The productivity puzzle

The introduction of customs checks and the need for additional paperwork have slowed down the process of international trade, impacting industries that rely on just-in-time supply chains in particular. Furthermore, the uncertainty surrounding the UK’s future relationship with the EU has made it difficult for businesses to plan for the long term, stifling investment in productivity-enhancing measures.

Brexit has also had a tangible impact on the workforce too. The end of free movement has led to labour shortages in key sectors such as agriculture, healthcare, and hospitality. These shortages not only hinder operational capacity but also place upward pressure on wages, further squeezing businesses’ ability to invest in productivity-enhancing technologies and training.

Investment challenges

The sentiment around investing in the UK has notably shifted post-Brexit, as highlighted by Jeffrey Sprecher, the founder and chief executive of Intercontinental Exchange. Once a proponent of the UK’s decision to leave the EU, Sprecher has observed a decrease in the UK’s value as a trading centre since its exit from the single market. The ambiguity surrounding post-Brexit regulations has made it increasingly difficult for international companies to commit to investments in the UK.

Sprecher’s comments reflect a broader trend among international investors, who now view the UK with caution due to the compounded uncertainties of Brexit. The perception of the UK as a gateway to Europe has diminished, making investments in the US and other regions appear more straightforward and less risky.

Moreover, the UK’s historical reputation as a global trading centre has been complicated by Brexit. The shift in regulatory frameworks and the potential for divergence from EU standards pose additional hurdles for businesses looking to operate across borders. 
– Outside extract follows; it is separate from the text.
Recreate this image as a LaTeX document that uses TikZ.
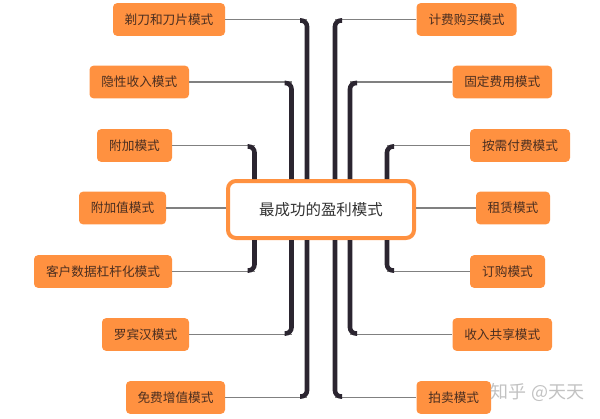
\documentclass[tikz,border=0pt]{standalone}
\usepackage{fontspec}
\setmainfont{Noto Sans CJK SC}
\usepackage{xcolor}
\usetikzlibrary{calc}
\definecolor{leaforange}{HTML}{FF9140}
\definecolor{trunkdark}{HTML}{2B2530}
\definecolor{inkdark}{HTML}{4A2E20}
\tikzset{
    leaf/.style={fill=leaforange, rounded corners=3pt, inner sep=0pt, minimum height=24.5pt, font=\fontsize{9.5pt}{11pt}\selectfont, text=inkdark},
    rootbox/.style={draw=leaforange, fill=white, line width=3pt, rounded corners=6pt, inner sep=0pt, minimum width=139.5pt, minimum height=42.75pt, font=\fontsize{11.6pt}{14pt}\selectfont, text=black!80},
    twig/.style={draw=gray, line width=1.1pt},
    trunk/.style={draw=trunkdark, line width=3.4pt, rounded corners=4.5pt}
}
\begin{document}
\begin{tikzpicture}[x=0.75pt, y=-0.75pt]
    \useasboundingbox (0,0) rectangle (600,418);

    \node[rootbox] (root) at (321,209.5) {最成功的盈利模式};

    % left side
    \foreach \id/\cx/\cy/\w/\tx/\side/\off/\txt in {
        l1/169/19.5/112/307/north/1/剃刀和刀片模式,
        l2/139.25/82/99.5/291.5/north/1/隐性收入模式,
        l3/134.5/145.5/75/254.5/north/1/附加模式,
        l5/103/271.5/138/254.5/south/-1/客户数据杠杆化模式,
        l6/145.5/334.5/87/291.5/south/-1/罗宾汉模式,
        l7/175.5/397.5/99/307/south/-1/免费增值模式} {
        \node[leaf, minimum width={\w*0.75pt}] (\id) at (\cx,\cy) {\txt};
        \coordinate (c\id) at (\tx,{\cy+\off});
        \draw[twig] (\id.east) -- (\id.east -| c\id);
        \draw[trunk] (root.\side -| c\id) -- (c\id) -- ($(c\id)+(-7,0)$);
    }

    % right side
    \foreach \id/\cx/\cy/\w/\tx/\side/\off/\txt in {
        r1/466.5/19.5/100/335/north/1/计费购买模式,
        r2/502.25/82/99.5/350/north/1/固定费用模式,
        r3/520/145.5/100/387/north/1/按需付费模式,
        r5/507.5/271.5/75/387/south/-1/订购模式,
        r6/502.25/334.5/99.5/350/south/-1/收入共享模式,
        r7/453.75/397.5/74.5/335/south/-1/拍卖模式} {
        \node[leaf, minimum width={\w*0.75pt}] (\id) at (\cx,\cy) {\txt};
        \coordinate (c\id) at (\tx,{\cy+\off});
        \draw[twig] (\id.west) -- (\id.west -| c\id);
        \draw[trunk] (root.\side -| c\id) -- (c\id) -- ($(c\id)+(7,0)$);
    }

    % the two straight ones
    \node[leaf, minimum width=65.25pt] (l4) at (122.5,208) {附加值模式};
    \node[leaf, minimum width=55.5pt] (r4) at (513,208) {租赁模式};
    \draw[twig] (l4.east) -- (l4.east -| root.west);
    \draw[twig] (r4.west) -- (r4.west -| root.east);

    \node[text=black!24, font=\fontsize{13.5pt}{16pt}\selectfont] (wmark) at (537.5,392.5) {知乎 @天天};
\end{tikzpicture}
\end{document}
This complexity not only deters investment but also challenges the UK’s ability to maintain its position on the international stage.

A post-Brexit reality 

Brexit has undeniably transformed the UK’s economic landscape, making it a more challenging environment for productivity and investment. The combined effects of trade disruptions, labour shortages, and regulatory uncertainties have contributed to a decline in the UK’s economic performance. 

As the UK continues to navigate its post-Brexit reality, the need for clarity and stability becomes ever more critical to regain the confidence of investors and businesses alike. The path forward will require a balanced approach, one that addresses the immediate challenges while setting the foundations for long-term growth and productivity.

And there are, of course, opportunities to be grabbed too – especially in emerging international markets, for businesses who are brave enough to shift their focus away from the EU and to the global marketplace instead.